Thank you. And our next question comes from the line of Ken Cacciatore with Cowen & Company. Your line is open.
Thanks, guys. Bruce I was wondering if I had asked business development question a little bit differently, we're often used to you buying single product assets, I was wondering, would you at all be interested or think of a company that has a portfolio of products instead of a single asset, and maybe a company that you will view as mismanaged spending, so you can take your operating excellence and kind of put it to a company like that. So as we look into the future, could we be thinking about business development a little bit differently or could we expect business development a little bit differently than the past? Thank you.
Yeah, Ken, really great insightful question. You know, it does so happen that a number of deals over the last few years have been primarily focused around a one asset, in some cases entirely focused around one asset, but we clearly are interested in collaborations and potential acquisitions that would be more portfolio based. You've seen some of our development oriented transactions be around a basket of targets for that reason, but I think you're asking a different question, which is, you know, up to an including a commercial business with multiple assets and absolutely, that is of interest to us as well.
Great. Thank you.
Thank you. And our last question comes from the line of Jacob Hughes with Wells Fargo Securities. Your line is now open.
Hey, thanks for fitting me in. On Xywav, I think you said you're supposed to launch in fourth quarter falling rents implementation, is that rent implementation taking longer than you would have thought and what's causing the delay there if there is one? And also, if you could just give to what percent enrollment you're at currently on the 458 trial? Thanks.

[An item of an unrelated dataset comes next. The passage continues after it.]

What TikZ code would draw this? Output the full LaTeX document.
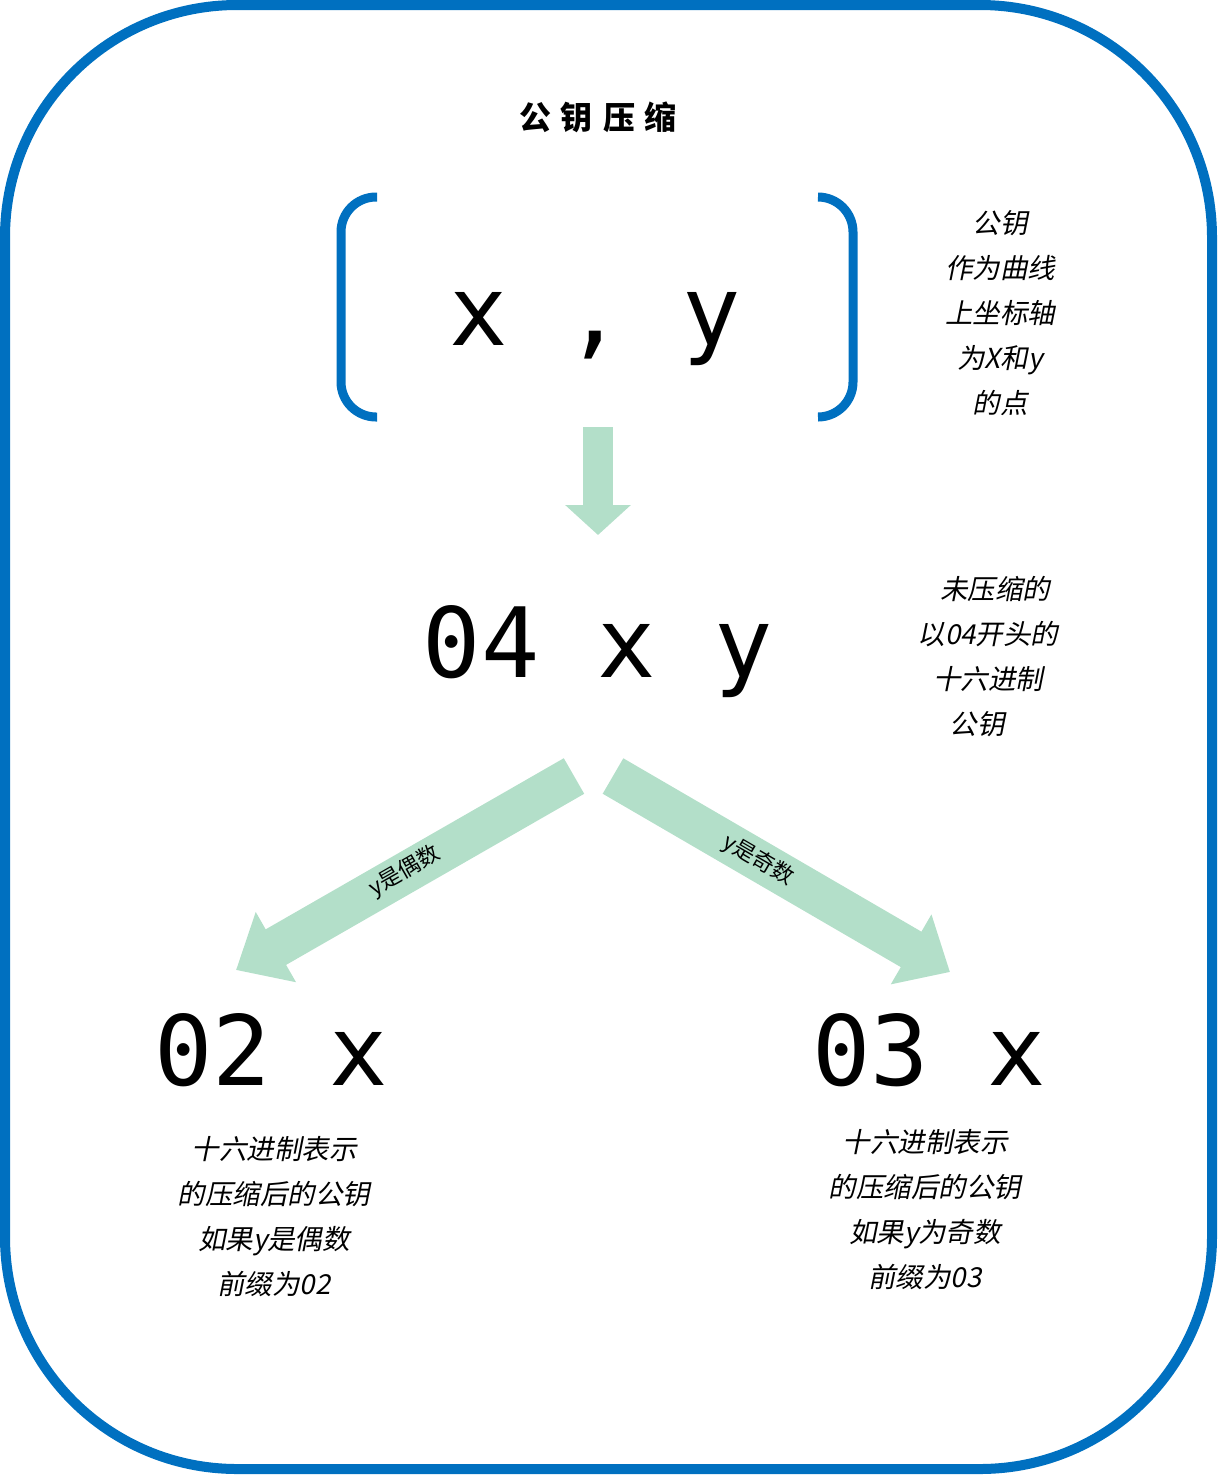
\documentclass[tikz,border=0pt]{standalone}
\usepackage{fontspec}
\setmonofont{DejaVu Sans Mono}
\newfontfamily\cjk{Noto Sans CJK SC}
\newfontfamily\cjkit[FakeSlant=0.2]{Noto Sans CJK SC}
\usetikzlibrary{arrows.meta}
\definecolor{frameblue}{RGB}{0,112,192}
\definecolor{mint}{RGB}{179,223,201}
\tikzset{
  bigtxt/.style={font=\ttfamily\fontsize{97}{97}\selectfont, anchor=base, inner sep=0pt},
  note/.style={font=\cjkit\fontsize{27.5}{45}\selectfont, align=center, inner sep=0pt},
  lbl/.style={font=\cjk\fontsize{22}{22}\selectfont, inner sep=0pt},
  bracket/.style={draw=frameblue, line width=9pt, rounded corners=35pt},
}
\begin{document}
\begin{tikzpicture}[x=1pt,y=-1pt]
\useasboundingbox (0,0) rectangle (1218,1476);
\draw[frameblue, line width=10pt, rounded corners=232pt] (5,5) rectangle (1212,1469);
\node[font=\cjk\bfseries\fontsize{32}{32}\selectfont] (title) at (598,117) {公\hspace{10pt}钥\hspace{10pt}压\hspace{10pt}缩};
% point (x,y)
\draw[bracket] (377,197) -- (341,197) -- (341,417) -- (377,417);
\draw[bracket] (818,197) -- (853,197) -- (853,417) -- (818,417);
\node[bigtxt] (pt) at (595,345) {x , y};
\node[note] (ptnote) at (1000,313) {公钥\\作为曲线\\上坐标轴\\为X和y\\的点};
% uncompressed
\node[bigtxt] (un) at (598,677) {04 x y};
\node[note] (unnote) at (988,657) {\hspace{14pt}未压缩的\\以04开头的\\十六进制\\公钥\hspace{22pt}\mbox{}};
% compressed
\node[bigtxt] (ev) at (271,1085) {02 x};
\node[note] (evnote) at (274,1217) {十六进制表示\\的压缩后的公钥\\如果y是偶数\\前缀为02};
\node[bigtxt] (od) at (929,1085) {03 x};
\node[note] (odnote) at (925,1210) {十六进制表示\\的压缩后的公钥\\如果y为奇数\\前缀为03};
% arrows
\coordinate (pt-out) at (598,427);
\coordinate (un-in) at (598,535);
\coordinate (un-l) at (574,776);
\coordinate (ev-in) at (236,970);
\coordinate (un-r) at (613,776);
\coordinate (od-in) at (950,972);
\draw[mint, line width=30pt, -{Triangle[length=30pt,width=64pt]}] (pt-out) -- (un-in);
\draw[mint, line width=41pt, -{Triangle[length=46pt,width=78pt]}] (un-l) -- (ev-in);
\draw[mint, line width=41pt, -{Triangle[length=45pt,width=78pt]}] (un-r) -- (od-in);
\node[lbl, rotate=29.7] (evlbl) at (405,871) {y是偶数};
\node[lbl, rotate=-30.2] (odlbl) at (758,860) {y是奇数};
\end{tikzpicture}
\end{document}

Yeah, Jacob, Bruce, I’ll take those questions. We're not going to give specific enrollment percentage other than I'll reiterate Rob's comments from earlier that our trial is enrolling well. On Xyrem in the REMS implementation, actually we have a goal of doing it faster than we've done it before. You know last time we needed to implement a REMS, you know, updated REMS was for the pediatric launch. We think we can do it a little bit faster this time, but we want to make sure we're ready to go and the patients will get the right treatment.
They'll get the right counseling. They'll understand how to use the medication safely. They'll understand, you know, how the system works, that will have different forms for the two products. So, we do have some work to do there, but we're right on track to launch on the timeline we had laid out.

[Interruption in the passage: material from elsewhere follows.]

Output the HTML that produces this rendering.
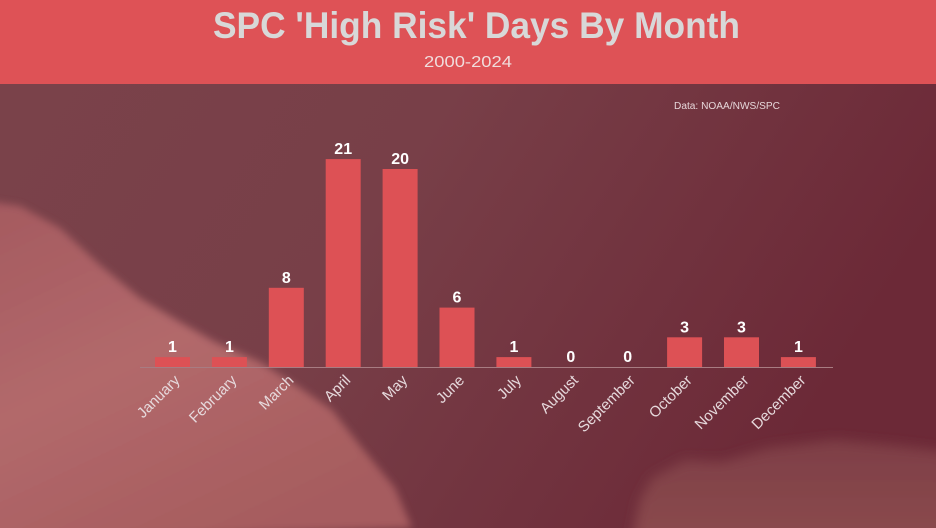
<!DOCTYPE html>
<html>
<head>
<meta charset="utf-8">
<style>
  html,body{margin:0;padding:0;background:#733a44;}
  body{width:936px;height:528px;overflow:hidden;}
  svg{display:block;}
  text{font-family:"Liberation Sans", Arial, sans-serif;}
</style>
</head>
<body>
<svg width="936" height="528" viewBox="0 0 936 528" xmlns="http://www.w3.org/2000/svg">
  <defs>
    <linearGradient id="bg" x1="0" y1="0" x2="1" y2="0.3">
      <stop offset="0" stop-color="#7a424a"/>
      <stop offset="0.45" stop-color="#783f48"/>
      <stop offset="1" stop-color="#6c2937"/>
    </linearGradient>
    <linearGradient id="cloud1" x1="0" y1="0" x2="0.6" y2="1">
      <stop offset="0" stop-color="#a4595f"/>
      <stop offset="0.5" stop-color="#b2696b"/>
      <stop offset="1" stop-color="#a65c5e"/>
    </linearGradient>
    <linearGradient id="cloud2" x1="0" y1="0" x2="0" y2="1">
      <stop offset="0" stop-color="#7e3f46"/>
      <stop offset="1" stop-color="#8b4a4e"/>
    </linearGradient>
    <filter id="blur6" x="-20%" y="-20%" width="140%" height="140%">
      <feGaussianBlur stdDeviation="6"/>
    </filter>
    <filter id="blur4" x="-20%" y="-20%" width="140%" height="140%">
      <feGaussianBlur stdDeviation="4"/>
    </filter>
  </defs>

  <!-- background -->
  <rect x="0" y="84" width="936" height="444" fill="url(#bg)"/>
  <!-- lower-left cloud -->
  <path d="M -20 200 L 20 206 L 60 228 L 100 265 L 140 298 L 180 322 L 215 342 L 260 362 L 300 388 L 332 410 L 362 448 L 395 488 L 412 528 L -20 540 Z"
        fill="url(#cloud1)" filter="url(#blur4)"/>
  <!-- lower-right cloud -->
  <path d="M 632 540 L 640 500 L 652 478 L 685 460 L 722 462 L 768 448 L 835 440 L 900 446 L 950 452 L 950 540 Z"
        fill="url(#cloud2)" filter="url(#blur6)"/>

  <!-- header band -->
  <rect x="0" y="0" width="936" height="84" fill="#de5256"/>
  <text x="476.5" y="38" text-anchor="middle" font-size="37" font-weight="bold" fill="#d8d8d8" textLength="527" lengthAdjust="spacingAndGlyphs">SPC 'High Risk' Days By Month</text>
  <text x="468" y="67" text-anchor="middle" font-size="16" fill="#f0dcdc" textLength="88" lengthAdjust="spacingAndGlyphs">2000-2024</text>

  <text x="674" y="109" font-size="10" fill="#e6d6d9" textLength="106" lengthAdjust="spacingAndGlyphs">Data: NOAA/NWS/SPC</text>

  <!-- axis line -->
  <line x1="140" y1="367.5" x2="833" y2="367.5" stroke="#a87c82" stroke-width="1"/>

  <!-- bars -->
  <g fill="#dd5155">
    <rect x="155" y="357.1" width="35" height="9.9"/>
    <rect x="211.9" y="357.1" width="35" height="9.9"/>
    <rect x="268.8" y="287.8" width="35" height="79.2"/>
    <rect x="325.7" y="159.1" width="35" height="207.9"/>
    <rect x="382.6" y="169" width="35" height="198"/>
    <rect x="439.5" y="307.6" width="35" height="59.4"/>
    <rect x="496.4" y="357.1" width="35" height="9.9"/>
    <rect x="667.1" y="337.3" width="35" height="29.7"/>
    <rect x="724" y="337.3" width="35" height="29.7"/>
    <rect x="780.9" y="357.1" width="35" height="9.9"/>
  </g>

  <!-- value labels -->
  <g font-size="16" font-weight="bold" fill="#ffffff" text-anchor="middle">
    <text x="172.5" y="352">1</text>
    <text x="229.4" y="352">1</text>
    <text x="286.3" y="282.8">8</text>
    <text x="343.2" y="154.1">21</text>
    <text x="400.1" y="164">20</text>
    <text x="457" y="302.6">6</text>
    <text x="513.9" y="352">1</text>
    <text x="570.8" y="362">0</text>
    <text x="627.7" y="362">0</text>
    <text x="684.6" y="332.3">3</text>
    <text x="741.5" y="332.3">3</text>
    <text x="798.4" y="352">1</text>
  </g>

  <!-- month labels -->
  <g font-size="15" fill="#e6d9dc" text-anchor="end" dominant-baseline="central">
    <text transform="translate(177.5,378) rotate(-45)">January</text>
    <text transform="translate(234.4,378) rotate(-45)">February</text>
    <text transform="translate(291.3,378) rotate(-45)">March</text>
    <text transform="translate(348.2,378) rotate(-45)">April</text>
    <text transform="translate(405.1,378) rotate(-45)">May</text>
    <text transform="translate(462,378) rotate(-45)">June</text>
    <text transform="translate(518.9,378) rotate(-45)">July</text>
    <text transform="translate(575.8,378) rotate(-45)">August</text>
    <text transform="translate(632.7,378) rotate(-45)">September</text>
    <text transform="translate(689.6,378) rotate(-45)">October</text>
    <text transform="translate(746.5,378) rotate(-45)">November</text>
    <text transform="translate(803.4,378) rotate(-45)">December</text>
  </g>
</svg>
</body>
</html>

And maybe I can just end, since I think that was our last question before I turn it back over to Kathy to say, you know, we're excited that we reported good results and to raise guidance on both the top and bottom line, but I think we're even more excited about the future with Xywav launch upcoming, our progress on JZP-458, our upcoming data in a potential launch next year on idiopathic hypersomnia, and our opportunities on the corp dev side, and I want to end by thanking our employees for their continued focus during this unprecedented time on making sure we take good care of patients.
So, Kathy with that back over to you.
Thank you, Bruce, and thanks, Chris, for your help today. Thanks to all of you for joining us today. We will be participating in the upcoming Morgan Stanley, Cantor, and BOA Healthcare Conferences, and hope to speak with many of you during these events. This now ends our call.
Ladies and gentlemen, this concludes today's conference call. Thank you for participating. You may now disconnect.